* DIRECTIONS FOR THIS TASK
Copy out the data exactly, leaving the pictures behind.

════════

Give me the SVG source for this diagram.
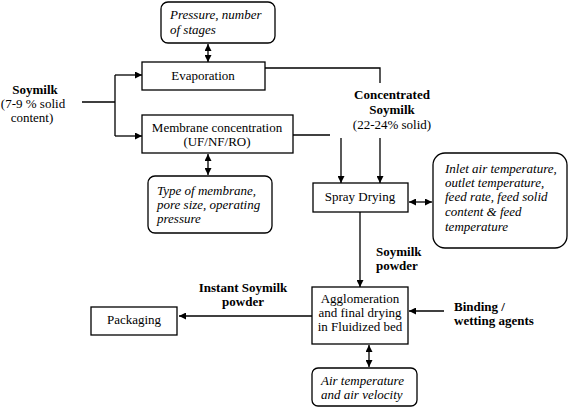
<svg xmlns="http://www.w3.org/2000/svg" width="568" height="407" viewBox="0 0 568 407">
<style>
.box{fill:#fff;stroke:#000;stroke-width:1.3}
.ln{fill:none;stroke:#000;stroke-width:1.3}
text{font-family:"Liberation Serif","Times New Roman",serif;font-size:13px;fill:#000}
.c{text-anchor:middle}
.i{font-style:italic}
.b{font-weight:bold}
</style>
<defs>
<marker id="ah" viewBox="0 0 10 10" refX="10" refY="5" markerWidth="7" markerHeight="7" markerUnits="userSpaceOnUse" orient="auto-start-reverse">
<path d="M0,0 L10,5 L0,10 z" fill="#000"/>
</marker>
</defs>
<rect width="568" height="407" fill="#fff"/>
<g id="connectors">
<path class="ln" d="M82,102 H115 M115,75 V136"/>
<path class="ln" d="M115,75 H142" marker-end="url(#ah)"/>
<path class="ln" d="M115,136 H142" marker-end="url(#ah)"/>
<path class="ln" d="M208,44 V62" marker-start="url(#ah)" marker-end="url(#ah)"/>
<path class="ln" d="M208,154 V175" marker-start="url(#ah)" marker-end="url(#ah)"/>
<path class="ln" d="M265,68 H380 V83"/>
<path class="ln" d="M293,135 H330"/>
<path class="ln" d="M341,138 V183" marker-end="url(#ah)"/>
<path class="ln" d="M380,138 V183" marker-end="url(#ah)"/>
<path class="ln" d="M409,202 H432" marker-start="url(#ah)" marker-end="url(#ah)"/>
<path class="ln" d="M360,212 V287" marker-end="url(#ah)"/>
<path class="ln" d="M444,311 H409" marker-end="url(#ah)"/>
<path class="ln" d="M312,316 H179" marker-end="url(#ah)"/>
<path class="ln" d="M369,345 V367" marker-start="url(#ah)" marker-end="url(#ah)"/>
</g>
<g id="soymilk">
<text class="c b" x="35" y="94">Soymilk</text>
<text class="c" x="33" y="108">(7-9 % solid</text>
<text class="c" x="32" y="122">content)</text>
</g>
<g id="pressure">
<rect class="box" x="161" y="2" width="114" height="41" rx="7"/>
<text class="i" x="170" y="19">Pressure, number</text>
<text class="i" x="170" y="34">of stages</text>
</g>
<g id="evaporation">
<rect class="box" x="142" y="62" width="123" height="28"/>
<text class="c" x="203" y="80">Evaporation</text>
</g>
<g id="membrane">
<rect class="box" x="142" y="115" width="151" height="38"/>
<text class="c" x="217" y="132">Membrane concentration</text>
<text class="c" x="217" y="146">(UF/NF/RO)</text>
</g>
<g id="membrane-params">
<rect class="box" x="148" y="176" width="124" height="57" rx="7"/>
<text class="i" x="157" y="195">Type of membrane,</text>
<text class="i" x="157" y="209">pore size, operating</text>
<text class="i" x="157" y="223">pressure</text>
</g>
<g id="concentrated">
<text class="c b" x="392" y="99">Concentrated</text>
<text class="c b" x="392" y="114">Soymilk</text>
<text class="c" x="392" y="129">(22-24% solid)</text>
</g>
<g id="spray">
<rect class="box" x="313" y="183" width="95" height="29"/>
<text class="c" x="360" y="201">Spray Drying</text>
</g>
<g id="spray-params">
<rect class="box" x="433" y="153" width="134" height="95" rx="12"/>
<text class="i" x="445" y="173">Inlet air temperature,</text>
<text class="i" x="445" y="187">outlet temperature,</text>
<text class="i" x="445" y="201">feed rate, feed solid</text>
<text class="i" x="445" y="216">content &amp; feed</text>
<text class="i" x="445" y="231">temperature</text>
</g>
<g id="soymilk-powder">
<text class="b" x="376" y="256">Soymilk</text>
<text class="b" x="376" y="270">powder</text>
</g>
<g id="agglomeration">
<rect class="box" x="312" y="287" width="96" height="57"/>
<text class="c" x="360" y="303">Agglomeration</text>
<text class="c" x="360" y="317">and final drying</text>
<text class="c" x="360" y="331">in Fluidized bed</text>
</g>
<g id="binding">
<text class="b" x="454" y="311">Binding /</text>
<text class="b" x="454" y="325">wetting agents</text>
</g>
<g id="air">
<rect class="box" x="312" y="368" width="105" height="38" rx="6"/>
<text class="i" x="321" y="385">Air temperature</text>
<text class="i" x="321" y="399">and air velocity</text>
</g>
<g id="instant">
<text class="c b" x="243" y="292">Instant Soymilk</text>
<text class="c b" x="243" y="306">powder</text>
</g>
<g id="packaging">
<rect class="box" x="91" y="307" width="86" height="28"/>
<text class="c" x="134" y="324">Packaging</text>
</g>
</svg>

════════

* REPLY
Give me the SVG source for this diagram.
<svg xmlns="http://www.w3.org/2000/svg" width="568" height="407" viewBox="0 0 568 407">
<style>
.box{fill:#fff;stroke:#000;stroke-width:1.3}
.ln{fill:none;stroke:#000;stroke-width:1.3}
text{font-family:"Liberation Serif","Times New Roman",serif;font-size:13px;fill:#000}
.c{text-anchor:middle}
.i{font-style:italic}
.b{font-weight:bold}
</style>
<defs>
<marker id="ah" viewBox="0 0 10 10" refX="10" refY="5" markerWidth="7" markerHeight="7" markerUnits="userSpaceOnUse" orient="auto-start-reverse">
<path d="M0,0 L10,5 L0,10 z" fill="#000"/>
</marker>
</defs>
<rect width="568" height="407" fill="#fff"/>
<g id="connectors">
<path class="ln" d="M82,102 H115 M115,75 V136"/>
<path class="ln" d="M115,75 H142" marker-end="url(#ah)"/>
<path class="ln" d="M115,136 H142" marker-end="url(#ah)"/>
<path class="ln" d="M208,44 V62" marker-start="url(#ah)" marker-end="url(#ah)"/>
<path class="ln" d="M208,154 V175" marker-start="url(#ah)" marker-end="url(#ah)"/>
<path class="ln" d="M265,68 H380 V83"/>
<path class="ln" d="M293,135 H330"/>
<path class="ln" d="M341,138 V183" marker-end="url(#ah)"/>
<path class="ln" d="M380,138 V183" marker-end="url(#ah)"/>
<path class="ln" d="M409,202 H432" marker-start="url(#ah)" marker-end="url(#ah)"/>
<path class="ln" d="M360,212 V287" marker-end="url(#ah)"/>
<path class="ln" d="M444,311 H409" marker-end="url(#ah)"/>
<path class="ln" d="M312,316 H179" marker-end="url(#ah)"/>
<path class="ln" d="M369,345 V367" marker-start="url(#ah)" marker-end="url(#ah)"/>
</g>
<g id="soymilk">
<text class="c b" x="35" y="94">Soymilk</text>
<text class="c" x="33" y="108">(7-9 % solid</text>
<text class="c" x="32" y="122">content)</text>
</g>
<g id="pressure">
<rect class="box" x="161" y="2" width="114" height="41" rx="7"/>
<text class="i" x="170" y="19">Pressure, number</text>
<text class="i" x="170" y="34">of stages</text>
</g>
<g id="evaporation">
<rect class="box" x="142" y="62" width="123" height="28"/>
<text class="c" x="203" y="80">Evaporation</text>
</g>
<g id="membrane">
<rect class="box" x="142" y="115" width="151" height="38"/>
<text class="c" x="217" y="132">Membrane concentration</text>
<text class="c" x="217" y="146">(UF/NF/RO)</text>
</g>
<g id="membrane-params">
<rect class="box" x="148" y="176" width="124" height="57" rx="7"/>
<text class="i" x="157" y="195">Type of membrane,</text>
<text class="i" x="157" y="209">pore size, operating</text>
<text class="i" x="157" y="223">pressure</text>
</g>
<g id="concentrated">
<text class="c b" x="392" y="99">Concentrated</text>
<text class="c b" x="392" y="114">Soymilk</text>
<text class="c" x="392" y="129">(22-24% solid)</text>
</g>
<g id="spray">
<rect class="box" x="313" y="183" width="95" height="29"/>
<text class="c" x="360" y="201">Spray Drying</text>
</g>
<g id="spray-params">
<rect class="box" x="433" y="153" width="134" height="95" rx="12"/>
<text class="i" x="445" y="173">Inlet air temperature,</text>
<text class="i" x="445" y="187">outlet temperature,</text>
<text class="i" x="445" y="201">feed rate, feed solid</text>
<text class="i" x="445" y="216">content &amp; feed</text>
<text class="i" x="445" y="231">temperature</text>
</g>
<g id="soymilk-powder">
<text class="b" x="376" y="256">Soymilk</text>
<text class="b" x="376" y="270">powder</text>
</g>
<g id="agglomeration">
<rect class="box" x="312" y="287" width="96" height="57"/>
<text class="c" x="360" y="303">Agglomeration</text>
<text class="c" x="360" y="317">and final drying</text>
<text class="c" x="360" y="331">in Fluidized bed</text>
</g>
<g id="binding">
<text class="b" x="454" y="311">Binding /</text>
<text class="b" x="454" y="325">wetting agents</text>
</g>
<g id="air">
<rect class="box" x="312" y="368" width="105" height="38" rx="6"/>
<text class="i" x="321" y="385">Air temperature</text>
<text class="i" x="321" y="399">and air velocity</text>
</g>
<g id="instant">
<text class="c b" x="243" y="292">Instant Soymilk</text>
<text class="c b" x="243" y="306">powder</text>
</g>
<g id="packaging">
<rect class="box" x="91" y="307" width="86" height="28"/>
<text class="c" x="134" y="324">Packaging</text>
</g>
</svg>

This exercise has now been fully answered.